SMITH v. DUCOTE

Court of Appeal of Louisiana (1981)

Facts

Issue

Holding — Swift, J.

Rule

Reasoning

Deep Dive: How the Court Reached Its Decision

Court's Evaluation of Consent

The court examined whether Ducote's consent to the contract was free and knowledgeable, focusing on his claims of duress and the circumstances surrounding the transaction. The trial judge found Ducote to be a knowledgeable businessman who had legal representation during the negotiation process, indicating that he was aware of the terms and implications of the sale. Despite Ducote's assertions that he felt pressured to complete the sale due to fear of losing his prior payments, the court agreed with the trial judge’s assessment that there was insufficient evidence to support claims of duress. The judge noted that Ducote had discussed the situation with his attorney prior to signing the documents, which further suggested that he understood the transaction he was entering into. Consequently, the court concluded that Ducote's consent was valid and not vitiated by any misrepresentation or undue pressure from Smith.

Determination of Default

The court addressed the issue of whether Ducote was in default when the plaintiffs filed their lawsuit. The trial court had to determine the timeline of payments, particularly focusing on whether Smith had received the installment payment due on February 25, 1980, before the suit was initiated. The trial judge found Smith's version of events credible, which indicated that Ducote had indeed defaulted on his payment obligations. This finding aligned with the court's overall assessment of the evidence presented, and it determined that Ducote's claim of not being in default lacked sufficient merit. As a result, the court upheld the trial court’s conclusion that Ducote was in default at the time the lawsuit was filed.

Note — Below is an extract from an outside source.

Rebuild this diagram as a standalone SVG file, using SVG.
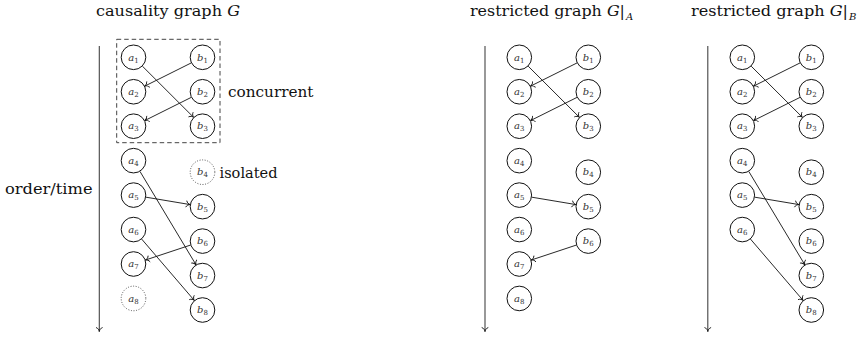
<svg xmlns="http://www.w3.org/2000/svg" width="867" height="339" viewBox="0 0 867 339">
<style>
text{font-family:'DejaVu Serif',serif;fill:#111}
.t{font-size:15px}
.lab{font-size:10px;font-style:italic;fill:#333;text-anchor:middle}
.sub{font-size:7px;font-style:normal}
circle{fill:#fff;stroke:#111;stroke-width:1}
circle.dot{stroke:#444;stroke-width:0.9;stroke-dasharray:1 1.6}
.e line{stroke:#111;stroke-width:0.9;marker-end:url(#to)}
.ax{stroke:#444;stroke-width:1.1;marker-end:url(#to)}
.box{fill:none;stroke:#444;stroke-width:1;stroke-dasharray:4.5 3}
</style>
<defs>
<marker id="to" markerUnits="userSpaceOnUse" markerWidth="10" markerHeight="10" refX="0" refY="0" viewBox="-5 -5 10 10" orient="auto" overflow="visible">
<path d="M-4,-3.3 C-3.3,-1.2 -1.6,-0.3 0,0 C-1.6,0.3 -3.3,1.2 -4,3.3" fill="none" stroke="#111" stroke-width="0.9"/>
</marker>
</defs>

<!-- titles and labels -->
<text class="t" x="96" y="16" textLength="144" lengthAdjust="spacingAndGlyphs">causality graph <tspan font-style="italic">G</tspan></text>
<text class="t" x="470" y="16" textLength="155" lengthAdjust="spacingAndGlyphs">restricted graph <tspan font-style="italic">G</tspan>|</text>
<text x="626" y="20" font-size="10" font-style="italic">A</text>
<text class="t" x="691" y="16" textLength="157" lengthAdjust="spacingAndGlyphs">restricted graph <tspan font-style="italic">G</tspan>|</text>
<text x="849" y="20" font-size="10" font-style="italic">B</text>
<text class="t" x="5" y="193.5" textLength="87.5" lengthAdjust="spacingAndGlyphs">order/time</text>
<text class="t" x="228" y="96.5" textLength="85.5" lengthAdjust="spacingAndGlyphs">concurrent</text>
<text class="t" x="219.5" y="177.5" textLength="58" lengthAdjust="spacingAndGlyphs">isolated</text>

<!-- panel 1: causality graph G -->
<g id="panelG" transform="translate(133.5,0)">
<line class="ax" x1="-34.2" y1="46" x2="-34.2" y2="331.5"/>
<rect class="box" x="-16.8" y="39.3" width="103.3" height="103.4"/>
<g id="G-edges" class="e">
<line x1="8.85" y1="66.13" x2="60.15" y2="117.37"/>
<line x1="57.82" y1="62.88" x2="11.18" y2="86.17"/>
<line x1="57.82" y1="97.33" x2="11.18" y2="120.62"/>
<line x1="6.44" y1="171.37" x2="62.56" y2="264.83"/>
<line x1="12.33" y1="197.16" x2="56.67" y2="204.59"/>
<line x1="57.14" y1="245.04" x2="11.86" y2="260.06"/>
<line x1="8.14" y1="239.04" x2="60.86" y2="300.51"/>
</g>
<g id="G-a1"><circle cx="0" cy="57.3" r="12.3"/><text class="lab" x="0" y="60.5">a<tspan class="sub" dy="2">1</tspan></text></g>
<g id="G-a2"><circle cx="0" cy="91.75" r="12.3"/><text class="lab" x="0" y="95">a<tspan class="sub" dy="2">2</tspan></text></g>
<g id="G-a3"><circle cx="0" cy="126.2" r="12.3"/><text class="lab" x="0" y="129.4">a<tspan class="sub" dy="2">3</tspan></text></g>
<g id="G-a4"><circle cx="0" cy="160.65" r="12.3"/><text class="lab" x="0" y="163.9">a<tspan class="sub" dy="2">4</tspan></text></g>
<g id="G-a5"><circle cx="0" cy="195.1" r="12.3"/><text class="lab" x="0" y="198.3">a<tspan class="sub" dy="2">5</tspan></text></g>
<g id="G-a6"><circle cx="0" cy="229.55" r="12.3"/><text class="lab" x="0" y="232.8">a<tspan class="sub" dy="2">6</tspan></text></g>
<g id="G-a7"><circle cx="0" cy="264" r="12.3"/><text class="lab" x="0" y="267.2">a<tspan class="sub" dy="2">7</tspan></text></g>
<g id="G-a8"><circle class="dot" cx="0" cy="298.45" r="12.3"/><text class="lab" x="0" y="301.7">a<tspan class="sub" dy="2">8</tspan></text></g>
<g id="G-b1"><circle cx="69" cy="57.3" r="12.3"/><text class="lab" x="69" y="60.5">b<tspan class="sub" dy="2">1</tspan></text></g>
<g id="G-b2"><circle cx="69" cy="91.75" r="12.3"/><text class="lab" x="69" y="95">b<tspan class="sub" dy="2">2</tspan></text></g>
<g id="G-b3"><circle cx="69" cy="126.2" r="12.3"/><text class="lab" x="69" y="129.4">b<tspan class="sub" dy="2">3</tspan></text></g>
<g id="G-b4"><circle class="dot" cx="69" cy="172.2" r="12.3"/><text class="lab" x="69" y="175.4">b<tspan class="sub" dy="2">4</tspan></text></g>
<g id="G-b5"><circle cx="69" cy="206.65" r="12.3"/><text class="lab" x="69" y="209.9">b<tspan class="sub" dy="2">5</tspan></text></g>
<g id="G-b6"><circle cx="69" cy="241.1" r="12.3"/><text class="lab" x="69" y="244.3">b<tspan class="sub" dy="2">6</tspan></text></g>
<g id="G-b7"><circle cx="69" cy="275.55" r="12.3"/><text class="lab" x="69" y="278.8">b<tspan class="sub" dy="2">7</tspan></text></g>
<g id="G-b8"><circle cx="69" cy="310" r="12.3"/><text class="lab" x="69" y="313.2">b<tspan class="sub" dy="2">8</tspan></text></g>
</g>

<!-- panel 2: restricted graph G|A -->
<g id="panelGA" transform="translate(519.3,0)">
<line class="ax" x1="-34.3" y1="46" x2="-34.3" y2="331.5"/>
<g id="GA-edges" class="e">
<line x1="8.85" y1="66.13" x2="60.15" y2="117.37"/>
<line x1="57.82" y1="62.88" x2="11.18" y2="86.17"/>
<line x1="57.82" y1="97.33" x2="11.18" y2="120.62"/>
<line x1="12.33" y1="197.16" x2="56.67" y2="204.59"/>
<line x1="57.14" y1="245.04" x2="11.86" y2="260.06"/>
</g>
<g id="GA-a1"><circle cx="0" cy="57.3" r="12.3"/><text class="lab" x="0" y="60.5">a<tspan class="sub" dy="2">1</tspan></text></g>
<g id="GA-a2"><circle cx="0" cy="91.75" r="12.3"/><text class="lab" x="0" y="95">a<tspan class="sub" dy="2">2</tspan></text></g>
<g id="GA-a3"><circle cx="0" cy="126.2" r="12.3"/><text class="lab" x="0" y="129.4">a<tspan class="sub" dy="2">3</tspan></text></g>
<g id="GA-a4"><circle cx="0" cy="160.65" r="12.3"/><text class="lab" x="0" y="163.9">a<tspan class="sub" dy="2">4</tspan></text></g>
<g id="GA-a5"><circle cx="0" cy="195.1" r="12.3"/><text class="lab" x="0" y="198.3">a<tspan class="sub" dy="2">5</tspan></text></g>
<g id="GA-a6"><circle cx="0" cy="229.55" r="12.3"/><text class="lab" x="0" y="232.8">a<tspan class="sub" dy="2">6</tspan></text></g>
<g id="GA-a7"><circle cx="0" cy="264" r="12.3"/><text class="lab" x="0" y="267.2">a<tspan class="sub" dy="2">7</tspan></text></g>
<g id="GA-a8"><circle cx="0" cy="298.45" r="12.3"/><text class="lab" x="0" y="301.7">a<tspan class="sub" dy="2">8</tspan></text></g>
<g id="GA-b1"><circle cx="69" cy="57.3" r="12.3"/><text class="lab" x="69" y="60.5">b<tspan class="sub" dy="2">1</tspan></text></g>
<g id="GA-b2"><circle cx="69" cy="91.75" r="12.3"/><text class="lab" x="69" y="95">b<tspan class="sub" dy="2">2</tspan></text></g>
<g id="GA-b3"><circle cx="69" cy="126.2" r="12.3"/><text class="lab" x="69" y="129.4">b<tspan class="sub" dy="2">3</tspan></text></g>
<g id="GA-b4"><circle cx="69" cy="172.2" r="12.3"/><text class="lab" x="69" y="175.4">b<tspan class="sub" dy="2">4</tspan></text></g>
<g id="GA-b5"><circle cx="69" cy="206.65" r="12.3"/><text class="lab" x="69" y="209.9">b<tspan class="sub" dy="2">5</tspan></text></g>
<g id="GA-b6"><circle cx="69" cy="241.1" r="12.3"/><text class="lab" x="69" y="244.3">b<tspan class="sub" dy="2">6</tspan></text></g>
</g>

<!-- panel 3: restricted graph G|B -->
<g id="panelGB" transform="translate(742.3,0)">
<line class="ax" x1="-34.5" y1="46" x2="-34.5" y2="331.5"/>
<g id="GB-edges" class="e">
<line x1="8.85" y1="66.13" x2="60.15" y2="117.37"/>
<line x1="57.82" y1="62.88" x2="11.18" y2="86.17"/>
<line x1="57.82" y1="97.33" x2="11.18" y2="120.62"/>
<line x1="6.44" y1="171.37" x2="62.56" y2="264.83"/>
<line x1="12.33" y1="197.16" x2="56.67" y2="204.59"/>
<line x1="8.14" y1="239.04" x2="60.86" y2="300.51"/>
</g>
<g id="GB-a1"><circle cx="0" cy="57.3" r="12.3"/><text class="lab" x="0" y="60.5">a<tspan class="sub" dy="2">1</tspan></text></g>
<g id="GB-a2"><circle cx="0" cy="91.75" r="12.3"/><text class="lab" x="0" y="95">a<tspan class="sub" dy="2">2</tspan></text></g>
<g id="GB-a3"><circle cx="0" cy="126.2" r="12.3"/><text class="lab" x="0" y="129.4">a<tspan class="sub" dy="2">3</tspan></text></g>
<g id="GB-a4"><circle cx="0" cy="160.65" r="12.3"/><text class="lab" x="0" y="163.9">a<tspan class="sub" dy="2">4</tspan></text></g>
<g id="GB-a5"><circle cx="0" cy="195.1" r="12.3"/><text class="lab" x="0" y="198.3">a<tspan class="sub" dy="2">5</tspan></text></g>
<g id="GB-a6"><circle cx="0" cy="229.55" r="12.3"/><text class="lab" x="0" y="232.8">a<tspan class="sub" dy="2">6</tspan></text></g>
<g id="GB-b1"><circle cx="69" cy="57.3" r="12.3"/><text class="lab" x="69" y="60.5">b<tspan class="sub" dy="2">1</tspan></text></g>
<g id="GB-b2"><circle cx="69" cy="91.75" r="12.3"/><text class="lab" x="69" y="95">b<tspan class="sub" dy="2">2</tspan></text></g>
<g id="GB-b3"><circle cx="69" cy="126.2" r="12.3"/><text class="lab" x="69" y="129.4">b<tspan class="sub" dy="2">3</tspan></text></g>
<g id="GB-b4"><circle cx="69" cy="172.2" r="12.3"/><text class="lab" x="69" y="175.4">b<tspan class="sub" dy="2">4</tspan></text></g>
<g id="GB-b5"><circle cx="69" cy="206.65" r="12.3"/><text class="lab" x="69" y="209.9">b<tspan class="sub" dy="2">5</tspan></text></g>
<g id="GB-b6"><circle cx="69" cy="241.1" r="12.3"/><text class="lab" x="69" y="244.3">b<tspan class="sub" dy="2">6</tspan></text></g>
<g id="GB-b7"><circle cx="69" cy="275.55" r="12.3"/><text class="lab" x="69" y="278.8">b<tspan class="sub" dy="2">7</tspan></text></g>
<g id="GB-b8"><circle cx="69" cy="310" r="12.3"/><text class="lab" x="69" y="313.2">b<tspan class="sub" dy="2">8</tspan></text></g>
</g>
</svg>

Examination of Usury Claims

The court then turned to Ducote's assertion that the interest charged in the transaction was usurious. Ducote contended that the total sale price was incorrectly stated as $102,765.36 and that $40,265.26 represented capitalized interest at a rate exceeding legal limits. The court acknowledged that Louisiana law capped conventional interest rates at 8% per annum, while a statute allowed for up to 10% under specific conditions. However, it noted that the note in question stipulated a 10% interest rate from maturity rather than from the date, which violated the provisions of the law. The court found that Ducote had not met the burden of proof necessary to establish that the earlier payments constituted usurious interest concerning the final transaction. Ultimately, it concluded that the interest rate was usurious due to the note's terms, which led to the forfeiture of the entire interest charged.

Consequences of Usury

The court's ruling on the usury issue had significant implications for the plaintiffs regarding the enforceability of the interest provisions. Under Louisiana law, any contract that stipulates a rate of interest above the legal limit results in the forfeiture of all interest charged. The court indicated that while the plaintiffs could not recover the usurious interest, they were still entitled to legal interest on the unpaid principal from the date of default. This meant that the plaintiffs would not receive the contractual interest outlined in the note but could seek recovery of a lower, legally permissible rate. The court amended the trial court's judgment to reflect this change, thereby ensuring that the plaintiffs would receive interest at the legal rate of 7% per annum from the date of default onward.

Final Judgment and Amendment

The court ultimately affirmed the trial court's judgment with amendments, particularly concerning the interest rate applied to the principal amount owed by Ducote. The decision clarified that while the original interest terms were usurious and unenforceable, the plaintiffs were entitled to recover the principal amount plus legal interest from the date of default. By amending the judgment to reflect a 7% interest rate, the court balanced the rights of both parties, allowing the plaintiffs to recover their investment while upholding the state's interest rate regulations. The court's ruling underscored the importance of adhering to legal limits on interest rates and the consequences of failing to do so. Thus, the appeal resulted in an adjusted but largely favorable outcome for the plaintiffs, while also reinforcing the legal standards surrounding usury in contractual agreements.